The court addressed the statute of limitations concerning one defendant, Charles Appling, holding that the doctrine of adverse domination should apply. The court explained that adverse domination precludes the possibility of filing suit against culpable directors and officers who control the corporation. In this case, the evidence indicated that the board of directors was aware of the facts leading to potential liability against Appling, as shown by their actions regarding a bond claim and a criminal referral. The bond claim, which was aimed at investigating losses attributed to Appling's alleged negligence, ultimately did not implicate the other directors in any wrongdoing. The court concluded that despite the directors' knowledge of the issues surrounding Appling's conduct, they failed to initiate a lawsuit against him on behalf of the bank.
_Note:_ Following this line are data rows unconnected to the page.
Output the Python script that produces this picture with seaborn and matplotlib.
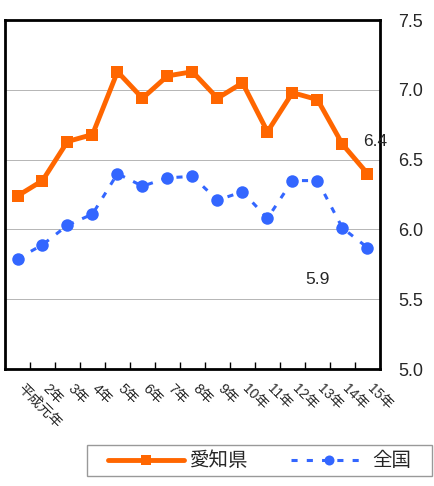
import pandas as pd
import seaborn as sns
import numpy as np
import matplotlib
matplotlib.use('Agg')
import matplotlib.pyplot as plt
import matplotlib.transforms as mtrans
from matplotlib.patches import Rectangle

years = ['平成元年', '2年', '3年', '4年', '5年', '6年', '7年', '8年',
         '9年', '10年', '11年', '12年', '13年', '14年', '15年']
aichi = [6.24, 6.35, 6.63, 6.68, 7.13, 6.94, 7.10, 7.13, 6.94, 7.05, 6.70, 6.98, 6.93, 6.61, 6.40]
zenkoku = [5.79, 5.89, 6.03, 6.11, 6.40, 6.31, 6.37, 6.38, 6.21, 6.27, 6.08, 6.35, 6.35, 6.01, 5.87]

orange = '#FF6600'
blue = '#3366FF'

sns.set_style('white')
plt.rcParams['font.family'] = ['Liberation Sans', 'Noto Sans CJK JP']

fig = plt.figure(figsize=(4.35, 4.86), dpi=100)
ax = fig.add_axes([0.0115, 0.2407, 0.862, 0.718])

idx = np.arange(len(years))
sns.lineplot(x=idx, y=aichi, ax=ax, color=orange, lw=3.5, marker='s', markersize=9,
             markeredgewidth=0, label='愛知県')
sns.lineplot(x=idx, y=zenkoku, ax=ax, color=blue, lw=2.2, marker='o', markersize=9,
             markeredgewidth=0, dashes=(2, 3), label='全国')

ax.set_xlim(-0.5, len(years) - 0.5)
ax.set_ylim(5.0, 7.5)
ax.set_yticks([5.0, 5.5, 6.0, 6.5, 7.0, 7.5])
ax.yaxis.tick_right()
ax.tick_params(axis='y', length=0, pad=13, labelsize=13)
ax.grid(axis='y', color='#aaaaaa', lw=0.6)

ax.set_xticks(idx)
ax.set_xticklabels(years, rotation=-45, ha='left', va='top', rotation_mode='anchor', fontsize=10)
ax.set_xticks(np.arange(0.5, len(years) - 1, 1), minor=True)
ax.tick_params(axis='x', which='major', length=0, pad=9)
ax.tick_params(axis='x', which='minor', length=5, direction='in', width=1, color='black', bottom=True)
shift = mtrans.ScaledTranslation(7 / 100, 0, fig.dpi_scale_trans)
for lab in ax.get_xticklabels():
    lab.set_transform(lab.get_transform() + shift)

for s in ax.spines.values():
    s.set_color('black')
    s.set_linewidth(2)

ax.text(13.82, 6.63, '6.4', fontsize=12.5, ha='left', va='center')
ax.text(12.02, 5.64, '5.9', fontsize=12.5, ha='center', va='center')

# legend box drawn separately so the padding matches the original
fig.patches.append(Rectangle((87 / 435, 10 / 486), 345 / 435, 31 / 486, transform=fig.transFigure,
                             facecolor='white', edgecolor='#999999', lw=1, zorder=-1))
leg = ax.legend(loc='center left', bbox_to_anchor=(108 / 435, 25 / 486), bbox_transform=fig.transFigure,
                ncol=2, fontsize=14, frameon=False, handlelength=3.9, markerscale=0.8,
                columnspacing=2.2, borderpad=0, handletextpad=0.3, borderaxespad=0)

fig.savefig('out.png', dpi=100)
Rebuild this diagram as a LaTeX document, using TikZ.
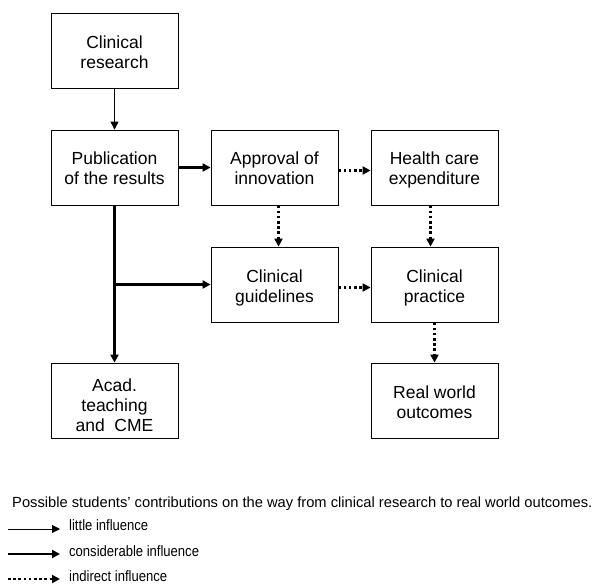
\documentclass[tikz,border=0pt]{standalone}
\usepackage{fontspec}
\setmainfont{Liberation Sans}
\newfontfamily\legfont{Liberation Sans}[FakeStretch=0.87]
\usetikzlibrary{arrows.meta}
\newcommand\tstr{\rule{0pt}{19pt}}
\newcommand\tstrx{\rule{0pt}{26.4pt}}
\newcommand\bstr{\rule[-4pt]{0pt}{4pt}}
\begin{document}
\begin{tikzpicture}[x=1pt,y=-1pt,
  box/.style={draw,line width=0.8pt,minimum width=127pt,minimum height=75pt,inner sep=0pt,align=center,
    font=\fontsize{17.5}{20}\selectfont},
  tip/.style={-{Triangle[length=8pt,width=8pt]}},
  thin/.style={tip,line width=0.9pt},
  thick/.style={tip,line width=2.6pt},
  dotarrow/.style={tip,line width=2.6pt,dash pattern=on 2.6pt off 2.6pt},
  legtext/.style={anchor=base west,inner sep=0pt,font=\legfont\fontsize{15}{17}\selectfont}
]
\useasboundingbox (0,0) rectangle (596,585);
\node[box] (cr) at (114.5,51) {\tstr Clinical\\research\bstr};
\node[box] (pub) at (114.5,167.5) {\tstr Publication\\of the results\bstr};
\node[box] (appr) at (274.5,167.5) {\tstr Approval of\\innovation\bstr};
\node[box] (hce) at (434.5,167.5) {\tstr Health care\\expenditure\bstr};
\node[box] (guid) at (274.5,284.5) {\tstr Clinical\\guidelines\bstr};
\node[box] (prac) at (434.5,284.5) {\tstr Clinical\\practice\bstr};
\node[box] (acad) at (114.5,400.5) {\tstrx Acad.\\teaching\\and\ \ CME\bstr};
\node[box] (rwo) at (434.5,400.5) {\tstr Real world\\outcomes\bstr};

\draw[thin] (cr) -- (pub);
\draw[thick] (pub) -- (appr);
\draw[thick] (pub) -- (acad);
\coordinate (br) at (pub.south |- guid.west);
\draw[thick] (br) -- (guid.west);
\draw[dotarrow] ([yshift=-3pt]appr.east) -- ([yshift=-3pt]hce.west);
\draw[dotarrow] ([yshift=-3pt]guid.east) -- ([yshift=-3pt]prac.west);
\draw[dotarrow] ([xshift=4pt]appr.south) -- ([xshift=4pt]guid.north);
\draw[dotarrow] ([xshift=-4pt]hce.south) -- ([xshift=-4pt]prac.north);
\draw[dotarrow] (prac) -- (rwo);

\node[anchor=base west,inner sep=0pt,font=\fontsize{14.7}{17}\selectfont] (cap) at (12,507.3) {Possible students' contributions on the way from clinical research to real world outcomes.};
\node[legtext] (l1) at (69,530.5) {little influence};
\node[legtext] (l2) at (69,556) {considerable influence};
\node[legtext] (l3) at (69,581.5) {indirect influence};
\coordinate (a1) at (8,529);
\coordinate (b1) at (60,529);
\coordinate (a2) at (8,554);
\coordinate (b2) at (60,554);
\coordinate (a3) at (8,579);
\coordinate (b3) at (60,579);
\draw[thin] (a1) -- (b1);
\draw[thick] (a2) -- (b2);
\draw[dotarrow] (a3) -- (b3);
\end{tikzpicture}
\end{document}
Thus, the court determined that the question of whether the directors acted against their interests, which would negate the application of adverse domination, should have been presented to the jury. Consequently, the court reversed the district court's ruling regarding the statute of limitations applicable to Appling.

Conclusion

In summary, the court reversed the trial court's summary judgment concerning the subrogation issue, emphasizing the distinct responsibilities of the defendants as bank officers. It affirmed the jury's verdict regarding the loans not sold or settled by the FDIC, concluding that the jury instructions adequately conveyed the standard of care required of the defendants. The court also ruled that the statute of limitations did not bar the claims against Appling due to the application of the adverse domination doctrine. Overall, the court's reasoning underscored the importance of holding bank directors and officers accountable for their management practices, independent of the borrowers' obligations and actions.